Is there a built-in matplotlib way of doing this? Alternatively, I think that I need to remove all the duplicated coordinates from the x and y array and the associated values from the data array. But before doing this, the associated data values must be added to the data array related to the remaining coordinates.
A trivial example is shown below where the duplicated coordinates have been removed and data values added to the one remaining coordinate pair.
Before
x = np.array([3, 7, 12, 3, 56, 4, 2, 3, 65, 87, 12, 3, 9, 7, 87])
y = np.array([7, 24, 87, 9, 65, 43, 54, 9, 3, 8, 34, 9, 23, 6, 8])
data = np.array([6, 45, 4, 25, 7, 45, 78, 4, 82, 3, 9, 43, 32, 5, 9])
After
x = np.array([3, 7, 12, 3, 56, 4, 2, 65, 87, 12, 9, 7])
y = np.array([7, 24, 87, 9, 65, 43, 54, 3, 8, 34, 23, 6])
data = np.array([6, 45, 4, 72, 7, 45, 78, 4, 12, 9, 32, 5])
I have found an algorithm on Stackoverflow that removes the duplicate coordinates from the x and y arrays in seconds using Python zip and a set. However, my attempt to extend this to the data array took an hour to execute and I don't have the experience to improve on this. The arrays are typically 600,000 elements long.
The following attempt is pretty fast even for much larger datasets than the ones you are dealing with. I tested a size of 6_000_000 for x,y and data and it still was finished within about 10s, not using a particularly powerful machine.
What is time consuming, though, is printing of the arrays if they reach a certain size.
import numpy as np
# generating some test data
x = np.random.randint(0, 100_000, 600_000)
y = np.random.randint(0, 100_000, 600_000)
data = np.random.randint(0, 10_000, 600_000)

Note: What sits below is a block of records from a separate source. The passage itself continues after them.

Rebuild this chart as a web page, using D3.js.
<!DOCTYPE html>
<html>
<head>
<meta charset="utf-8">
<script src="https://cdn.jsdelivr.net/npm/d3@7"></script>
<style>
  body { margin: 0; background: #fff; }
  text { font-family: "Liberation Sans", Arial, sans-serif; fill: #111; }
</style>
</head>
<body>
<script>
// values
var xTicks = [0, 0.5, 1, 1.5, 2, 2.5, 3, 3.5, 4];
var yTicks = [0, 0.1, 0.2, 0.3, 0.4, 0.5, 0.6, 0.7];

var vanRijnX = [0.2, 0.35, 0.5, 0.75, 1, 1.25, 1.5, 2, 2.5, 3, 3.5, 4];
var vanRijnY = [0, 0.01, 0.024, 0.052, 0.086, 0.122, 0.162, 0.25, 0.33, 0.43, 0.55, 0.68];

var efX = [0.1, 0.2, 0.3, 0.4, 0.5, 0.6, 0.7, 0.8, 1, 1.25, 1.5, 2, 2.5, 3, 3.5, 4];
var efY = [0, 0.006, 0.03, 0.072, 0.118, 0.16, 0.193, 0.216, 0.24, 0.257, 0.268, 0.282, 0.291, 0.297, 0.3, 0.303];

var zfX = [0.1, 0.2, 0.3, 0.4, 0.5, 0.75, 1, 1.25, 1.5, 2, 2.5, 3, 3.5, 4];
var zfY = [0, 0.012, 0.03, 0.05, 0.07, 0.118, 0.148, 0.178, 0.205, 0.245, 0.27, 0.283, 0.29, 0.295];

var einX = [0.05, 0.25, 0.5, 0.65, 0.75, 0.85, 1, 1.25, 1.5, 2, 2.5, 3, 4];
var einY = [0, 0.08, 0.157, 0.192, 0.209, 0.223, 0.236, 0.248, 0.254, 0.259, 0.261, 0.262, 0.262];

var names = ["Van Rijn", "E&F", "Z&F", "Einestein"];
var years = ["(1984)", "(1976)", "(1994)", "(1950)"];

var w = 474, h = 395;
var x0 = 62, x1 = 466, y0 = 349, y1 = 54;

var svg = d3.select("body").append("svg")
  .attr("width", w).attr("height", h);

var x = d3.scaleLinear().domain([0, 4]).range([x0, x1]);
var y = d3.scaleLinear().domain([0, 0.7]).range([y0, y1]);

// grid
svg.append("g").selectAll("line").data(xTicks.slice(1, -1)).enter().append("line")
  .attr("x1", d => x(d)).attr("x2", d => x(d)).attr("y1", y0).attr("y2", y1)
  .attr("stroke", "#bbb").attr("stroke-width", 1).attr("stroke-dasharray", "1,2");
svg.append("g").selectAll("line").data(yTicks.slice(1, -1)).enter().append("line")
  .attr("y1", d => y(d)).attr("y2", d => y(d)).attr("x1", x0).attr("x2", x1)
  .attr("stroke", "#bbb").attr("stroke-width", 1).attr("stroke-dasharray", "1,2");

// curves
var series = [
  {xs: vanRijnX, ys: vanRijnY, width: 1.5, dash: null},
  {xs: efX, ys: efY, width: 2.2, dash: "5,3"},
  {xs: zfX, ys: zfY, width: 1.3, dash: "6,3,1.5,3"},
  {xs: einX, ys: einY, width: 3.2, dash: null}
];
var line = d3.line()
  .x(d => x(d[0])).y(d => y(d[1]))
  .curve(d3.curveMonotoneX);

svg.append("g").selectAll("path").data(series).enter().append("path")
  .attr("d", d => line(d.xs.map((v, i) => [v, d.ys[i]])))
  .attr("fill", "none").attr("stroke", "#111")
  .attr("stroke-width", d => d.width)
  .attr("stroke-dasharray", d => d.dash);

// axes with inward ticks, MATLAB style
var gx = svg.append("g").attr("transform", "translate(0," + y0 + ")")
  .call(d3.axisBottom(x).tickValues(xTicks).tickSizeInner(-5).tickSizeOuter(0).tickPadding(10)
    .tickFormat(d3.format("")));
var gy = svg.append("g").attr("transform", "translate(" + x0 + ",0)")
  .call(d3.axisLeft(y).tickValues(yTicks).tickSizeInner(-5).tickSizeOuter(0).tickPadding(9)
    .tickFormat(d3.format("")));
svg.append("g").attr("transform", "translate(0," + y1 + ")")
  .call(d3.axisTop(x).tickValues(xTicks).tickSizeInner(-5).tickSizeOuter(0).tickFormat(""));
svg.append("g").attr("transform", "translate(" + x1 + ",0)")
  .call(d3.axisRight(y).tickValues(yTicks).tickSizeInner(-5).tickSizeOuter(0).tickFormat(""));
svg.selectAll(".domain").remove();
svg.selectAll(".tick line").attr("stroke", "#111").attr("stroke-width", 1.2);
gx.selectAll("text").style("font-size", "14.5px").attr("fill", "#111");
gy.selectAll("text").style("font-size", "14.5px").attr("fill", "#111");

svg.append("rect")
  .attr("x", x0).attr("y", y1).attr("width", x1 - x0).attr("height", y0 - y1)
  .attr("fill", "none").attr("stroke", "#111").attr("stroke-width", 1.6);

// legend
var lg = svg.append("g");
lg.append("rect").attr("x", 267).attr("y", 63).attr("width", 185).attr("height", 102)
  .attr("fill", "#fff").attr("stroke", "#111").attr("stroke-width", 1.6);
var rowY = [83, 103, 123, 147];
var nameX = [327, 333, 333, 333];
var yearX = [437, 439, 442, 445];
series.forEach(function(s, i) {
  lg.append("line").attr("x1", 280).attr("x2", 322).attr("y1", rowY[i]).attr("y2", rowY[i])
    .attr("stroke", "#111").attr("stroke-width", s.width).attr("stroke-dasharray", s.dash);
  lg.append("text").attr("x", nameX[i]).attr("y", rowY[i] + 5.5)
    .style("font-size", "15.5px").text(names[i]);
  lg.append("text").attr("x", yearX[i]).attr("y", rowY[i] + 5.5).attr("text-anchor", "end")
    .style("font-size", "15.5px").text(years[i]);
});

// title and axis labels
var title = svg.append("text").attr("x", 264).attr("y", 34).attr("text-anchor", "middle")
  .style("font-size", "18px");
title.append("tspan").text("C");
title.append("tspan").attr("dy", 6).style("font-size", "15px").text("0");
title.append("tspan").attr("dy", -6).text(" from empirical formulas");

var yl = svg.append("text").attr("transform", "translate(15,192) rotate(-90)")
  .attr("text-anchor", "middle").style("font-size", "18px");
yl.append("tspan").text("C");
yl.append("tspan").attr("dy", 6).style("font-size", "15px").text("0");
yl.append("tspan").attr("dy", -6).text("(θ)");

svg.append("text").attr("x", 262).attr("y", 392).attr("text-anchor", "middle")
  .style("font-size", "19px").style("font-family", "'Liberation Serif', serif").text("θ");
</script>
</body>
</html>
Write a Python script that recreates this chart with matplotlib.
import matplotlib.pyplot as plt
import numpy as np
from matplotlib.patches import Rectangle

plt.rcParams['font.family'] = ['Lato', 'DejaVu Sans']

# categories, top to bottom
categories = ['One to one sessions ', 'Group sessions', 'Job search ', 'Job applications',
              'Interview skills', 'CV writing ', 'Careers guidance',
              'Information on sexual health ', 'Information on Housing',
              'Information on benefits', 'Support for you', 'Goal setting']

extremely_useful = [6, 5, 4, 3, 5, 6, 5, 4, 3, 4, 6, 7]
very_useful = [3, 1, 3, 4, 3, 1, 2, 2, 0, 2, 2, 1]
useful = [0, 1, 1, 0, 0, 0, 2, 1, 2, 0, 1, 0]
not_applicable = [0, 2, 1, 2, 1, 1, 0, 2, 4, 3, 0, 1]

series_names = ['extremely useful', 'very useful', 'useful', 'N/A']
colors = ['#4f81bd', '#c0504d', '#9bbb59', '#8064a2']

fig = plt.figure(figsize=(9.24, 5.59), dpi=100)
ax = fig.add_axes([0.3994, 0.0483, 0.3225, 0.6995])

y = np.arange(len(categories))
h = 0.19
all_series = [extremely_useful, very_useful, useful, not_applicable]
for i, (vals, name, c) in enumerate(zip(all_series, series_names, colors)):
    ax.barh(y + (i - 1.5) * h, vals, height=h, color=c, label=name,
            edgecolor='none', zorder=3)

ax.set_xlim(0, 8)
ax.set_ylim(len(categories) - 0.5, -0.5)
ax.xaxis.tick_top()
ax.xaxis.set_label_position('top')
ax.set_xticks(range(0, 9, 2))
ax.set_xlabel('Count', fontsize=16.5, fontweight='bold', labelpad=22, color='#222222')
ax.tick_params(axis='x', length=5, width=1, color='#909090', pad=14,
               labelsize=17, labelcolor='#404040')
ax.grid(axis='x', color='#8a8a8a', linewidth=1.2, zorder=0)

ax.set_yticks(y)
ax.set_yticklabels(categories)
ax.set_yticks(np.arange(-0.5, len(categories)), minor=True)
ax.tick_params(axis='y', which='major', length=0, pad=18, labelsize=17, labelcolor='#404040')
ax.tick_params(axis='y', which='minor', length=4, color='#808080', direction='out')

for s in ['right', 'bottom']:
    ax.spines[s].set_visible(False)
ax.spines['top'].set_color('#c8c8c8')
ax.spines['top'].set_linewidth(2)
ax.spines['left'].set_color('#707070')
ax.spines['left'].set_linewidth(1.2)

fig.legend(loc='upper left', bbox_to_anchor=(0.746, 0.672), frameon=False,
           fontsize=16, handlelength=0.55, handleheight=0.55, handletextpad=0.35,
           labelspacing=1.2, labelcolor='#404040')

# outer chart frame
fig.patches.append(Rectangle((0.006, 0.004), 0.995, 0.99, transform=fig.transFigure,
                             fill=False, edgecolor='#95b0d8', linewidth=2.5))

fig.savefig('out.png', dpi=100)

#initializing the result dict
#set(zip()) make sure we are dealing only with unique x/y pairs
data_tmp = {key: 0 for key in set(zip(x,y))}
# determine sum for each unique x,y pair
for key, val in zip(zip(x,y),data):
data_tmp[key] += val
# translating the dict to your cleaned up arrays
x_after = [a for a,_ in data_tmp.keys()]
y_after = [b for _,b in data_tmp.keys()]
data_after = data_tmp.values()
As a sidenote:
Checking the code on your example I realized your data
seems to be wrong. The second 4 needs to be 82.